Das waren immer die schwierigsten Situationen – auch mit der eigenen Delegation, weil ich viel von dieser Kritik teile. Katar und Oman wollen eine neutrale Rolle im Nahen Osten spielen. So unterhalten beide Länder gute nachbarschaftliche Beziehungen zum Iran. Doch auf der omanischen Insel Masirah befindet sich ein großer US-Militärstützpunkt, auf dem auch schon das Calwer Kommando Spezialkräfte (KSK) der Bundeswehr geübt hat, und von dem aus der Krieg gegen den Irak logistisch unterstützt wird.

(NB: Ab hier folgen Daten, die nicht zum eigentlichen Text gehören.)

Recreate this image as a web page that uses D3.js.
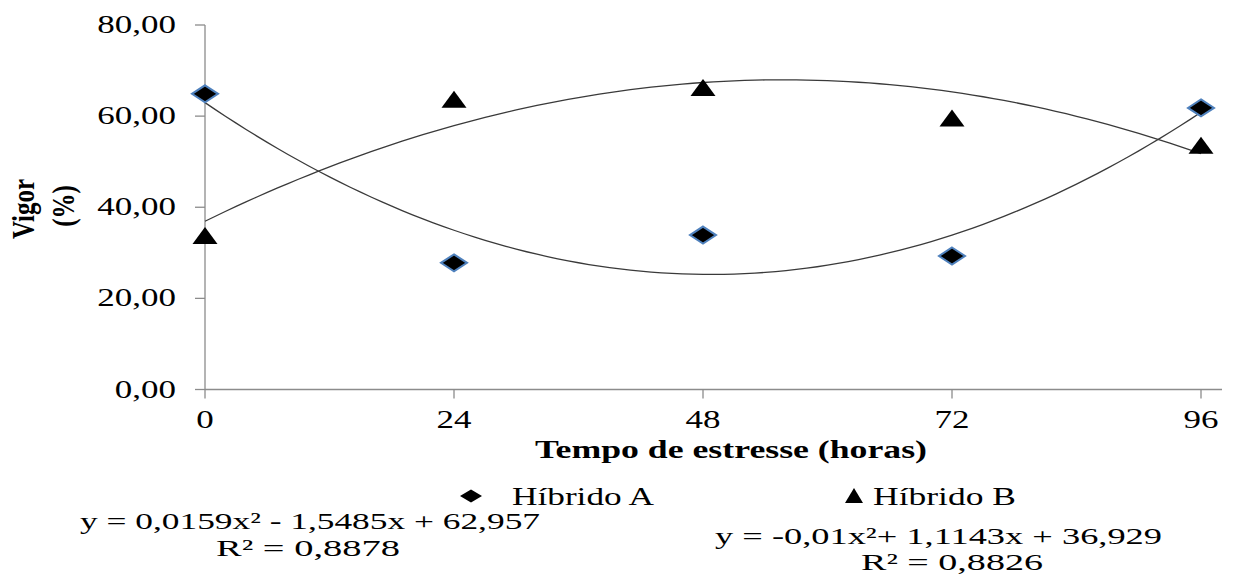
<!DOCTYPE html>
<html>
<head>
<meta charset="utf-8">
<script src="https://cdn.jsdelivr.net/npm/d3@7"></script>
<style>
  body { margin: 0; background: #fff; }
  text { font-family: "Liberation Serif", "Times New Roman", serif; fill: #000; }
</style>
</head>
<body>
<div id="chart"></div>
<script>
// data
let horas = [0, 24, 48, 72, 96]
let hibridoA = [64.9, 27.8, 33.9, 29.3, 61.8]
let hibridoB = [33.7, 63.6, 66.2, 59.5, 53.5]
let yTicks = [0, 20, 40, 60, 80]
let series = ["Híbrido A", "Híbrido B"]
// trend lines as printed under the chart
let coefA = [0.0159, -1.5485, 62.957]
let coefB = [-0.01, 1.1143, 36.929]
let eqA = ["y = 0,0159x² - 1,5485x + 62,957", "R² = 0,8878"]
let eqB = ["y = -0,01x²+ 1,1143x + 36,929", "R² = 0,8826"]

let width = 1233, height = 583

let svg = d3.select("#chart").append("svg")
    .attr("width", width)
    .attr("height", height)

let x = d3.scaleLinear().domain([0, 96]).range([205, 1201])
let y = d3.scaleLinear().domain([0, 80]).range([389.5, 25])

let axisColor = "#8c8c8c"

// the original picture is stretched sideways, so texts get a forced width
function label(px, py, str, size, len, anchor, bold) {
    let t = svg.append("text")
        .attr("x", px).attr("y", py)
        .attr("font-size", size)
        .attr("text-anchor", anchor || "start")
        .text(str)
    if (len) t.attr("textLength", len).attr("lengthAdjust", "spacingAndGlyphs")
    if (bold) t.attr("font-weight", "bold")
    return t
}

// y axis
svg.append("line")
    .attr("x1", x(0)).attr("x2", x(0))
    .attr("y1", y(80)).attr("y2", y(0))
    .attr("stroke", axisColor).attr("stroke-width", 1.3)

yTicks.forEach(t => {
    svg.append("line")
        .attr("x1", x(0) - 10).attr("x2", x(0))
        .attr("y1", y(t)).attr("y2", y(t))
        .attr("stroke", axisColor).attr("stroke-width", 1.3)
    svg.append("text")
        .attr("transform", "translate(176," + (y(t) + 8) + ") scale(1.4,1)")
        .attr("text-anchor", "end")
        .attr("font-size", 25)
        .text(d3.format(".2f")(t).replace(".", ","))
})

// x axis
svg.append("line")
    .attr("x1", x(0)).attr("x2", 1222)
    .attr("y1", y(0)).attr("y2", y(0))
    .attr("stroke", axisColor).attr("stroke-width", 1.3)

horas.forEach(h => {
    svg.append("line")
        .attr("x1", x(h)).attr("x2", x(h))
        .attr("y1", y(0)).attr("y2", y(0) + 9)
        .attr("stroke", axisColor).attr("stroke-width", 1.3)
    svg.append("text")
        .attr("transform", "translate(" + x(h) + ",428) scale(1.4,1)")
        .attr("text-anchor", "middle")
        .attr("font-size", 25)
        .text(h)
})

// trend curves
let grid = d3.range(0, 96.5, 1)
function quad(c) {
    return d => y(c[0] * d * d + c[1] * d + c[2])
}
let line = d3.line().x(d => x(d))

svg.append("path")
    .attr("d", line.y(quad(coefA))(grid))
    .attr("fill", "none").attr("stroke", "#3a3a3a").attr("stroke-width", 1.3)
svg.append("path")
    .attr("d", line.y(quad(coefB))(grid))
    .attr("fill", "none").attr("stroke", "#3a3a3a").attr("stroke-width", 1.3)

// markers
let diamond = "M0,-8.5L13,0L0,8.5L-13,0Z"
let triangle = "M0,-9L12.5,8L-12.5,8Z"

svg.selectAll(".ptA").data(hibridoA).enter()
    .append("path")
    .attr("class", "ptA")
    .attr("d", diamond)
    .attr("transform", (d, i) => "translate(" + x(horas[i]) + "," + y(d) + ")")
    .attr("fill", "#000")
    .attr("stroke", "#4f81bd").attr("stroke-width", 2)

svg.selectAll(".ptB").data(hibridoB).enter()
    .append("path")
    .attr("class", "ptB")
    .attr("d", triangle)
    .attr("transform", (d, i) => "translate(" + x(horas[i]) + "," + y(d) + ")")
    .attr("fill", "#000")

// axis titles
label(731, 458, "Tempo de estresse (horas)", 25, 392, "middle", true)

svg.append("text")
    .attr("transform", "translate(34,209) rotate(-90) scale(1,1.25)")
    .attr("text-anchor", "middle")
    .attr("font-size", 25).attr("font-weight", "bold")
    .text("Vigor")
svg.append("text")
    .attr("transform", "translate(74,206) rotate(-90) scale(1,1.25)")
    .attr("text-anchor", "middle")
    .attr("font-size", 25).attr("font-weight", "bold")
    .text("(%)")

// legend
svg.append("path")
    .attr("d", "M0,-6.5L11,0L0,6.5L-11,0Z")
    .attr("transform", "translate(471,496)")
    .attr("fill", "#000")
label(512, 505, series[0], 25, 142)

svg.append("path")
    .attr("d", "M0,-8L9,7L-9,7Z")
    .attr("transform", "translate(854,496)")
    .attr("fill", "#000")
label(873, 505, series[1], 25, 143)

// equations
label(80, 529, eqA[0], 23, 460)
label(308, 556, eqA[1], 23, 184, "middle")

label(715, 544, eqB[0], 23, 447)
label(952, 570, eqB[1], 23, 182, "middle")
</script>
</body>
</html>
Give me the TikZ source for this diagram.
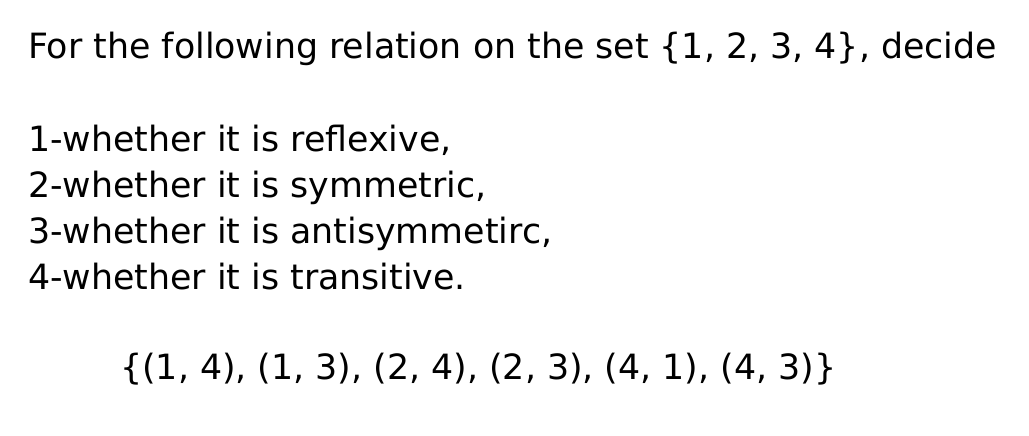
\documentclass[tikz,border=0pt]{standalone}
\usepackage{fontspec}
\setmainfont{DejaVu Sans}
\begin{document}
\begin{tikzpicture}[x=1pt,y=1pt,txt/.style={anchor=base west,inner sep=0pt,font=\fontsize{34.8}{42}\selectfont}]
\useasboundingbox (0,0) rectangle (1029,436);
\node[txt] (l1) at (28,436-59) {For the following relation on the set \{1, 2, 3, 4\}, decide};
\node[txt] (l2) at (28,436-152) {1-whether it is reflexive,};
\node[txt] (l3) at (28,436-198) {2-whether it is symmetric,};
\node[txt] (l4) at (28,436-244) {3-whether it is antisymmetirc,};
\node[txt] (l5) at (28,436-290) {4-whether it is transitive.};
\node[txt] (l6) at (120,436-380) {\{(1, 4), (1, 3), (2, 4), (2, 3), (4, 1), (4, 3)\}};
\end{tikzpicture}
\end{document}
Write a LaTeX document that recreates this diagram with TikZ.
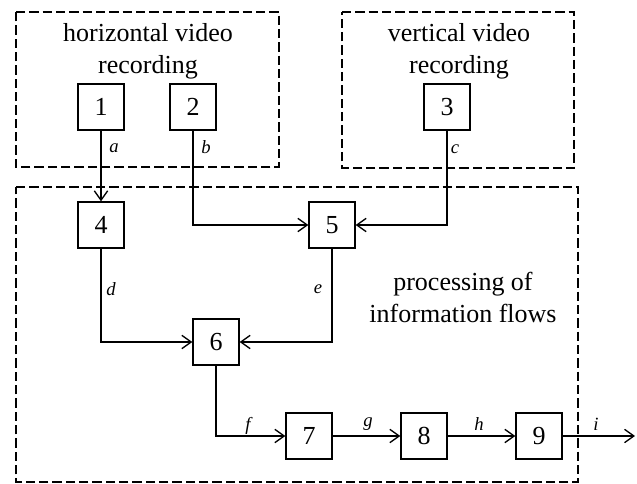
\documentclass[tikz,border=0pt]{standalone}
\usepackage{fontspec}
\setmainfont{Liberation Serif}
\usetikzlibrary{arrows.meta}

\tikzset{every picture/.style={line width=1pt}}
\tikzset{
  blk/.style={draw, minimum size=34.5pt, inner sep=0pt, font=\fontsize{19.5}{24}\selectfont},
  grp/.style={dash pattern={on 7pt off 3pt}},
  ttl/.style={align=center, font=\fontsize{19.5}{24}\selectfont},
  lbl/.style={font=\fontsize{14}{16}\selectfont\itshape},
  flow/.style={-{Straight Barb[length=7pt,width=10pt]}}
}

\begin{document}
\begin{tikzpicture}[x=0.75pt,y=0.75pt,yscale=-1,xscale=1]
\path[use as bounding box] (0,0) rectangle (637,484);

%Shape: Rectangle [horizontal group]
\draw [grp] (16,12) -- (279,12) -- (279,167) -- (16,167) -- cycle ;
%Shape: Rectangle [vertical group]
\draw [grp] (342,12) -- (574,12) -- (574,168) -- (342,168) -- cycle ;
%Shape: Rectangle [processing group]
\draw [grp] (16,187) -- (578,187) -- (578,482) -- (16,482) -- cycle ;

% Text Node
\draw (148,51) node [ttl] (hortxt) {horizontal video\\recording};
% Text Node
\draw (459,51) node [ttl] (vertxt) {vertical video\\recording};
% Text Node
\draw (463,297) node [ttl] (proctxt) {processing of\\information flows};

% Blocks
\draw (101,107) node [blk] (b1) {1};
\draw (193,107) node [blk] (b2) {2};
\draw (447,107) node [blk] (b3) {3};
\draw (101,225) node [blk] (b4) {4};
\draw (332,225) node [blk] (b5) {5};
\draw (216,342) node [blk] (b6) {6};
\draw (309,436) node [blk] (b7) {7};
\draw (424,436) node [blk] (b8) {8};
\draw (539,436) node [blk] (b9) {9};
\coordinate (out) at (635,436);

% Connectors
\draw [flow] (b1) -- (b4);
\draw [flow] (b2.south) |- (b5.west);
\draw [flow] (b3.south) |- (b5.east);
\draw [flow] (b4.south) |- (b6.west);
\draw [flow] (b5.south) |- (b6.east);
\draw [flow] (b6.south) |- (b7.west);
\draw [flow] (b7) -- (b8);
\draw [flow] (b8) -- (b9);
\draw [flow] (b9) -- (out);

% Labels
\draw (114,148) node [lbl] (la) {a};
\draw (206,147) node [lbl] (lb) {b};
\draw (455,149) node [lbl] (lc) {c};
\draw (111,289) node [lbl] (ld) {d};
\draw (318,289) node [lbl] (le) {e};
\draw (248,426) node [lbl] (lf) {f};
\draw (368,424) node [lbl] (lg) {g};
\draw (479,424) node [lbl] (lh) {h};
\draw (596,424) node [lbl] (li) {i};

\end{tikzpicture}
\end{document}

Während unseres Besuches war US-Vizepräsident Dick Cheney im Oman und flog von dort nach Afghanistan und in andere Staaten der Region. Manche Beobachter werteten Cheneys Besuch als Anzeichen für einen möglichen Krieg gegen den Iran.

Alle unsere Gesprächspartner warnten eindringlich davor, den Iran anzugreifen. Dies würde eine weitere fatale Entwicklung mit Dominoeffekt in der Region auslösen. Nicht nur an diesem Punkt war die EP-Delegation sich mit den Gesprächspartnern im Oman und Katar einig.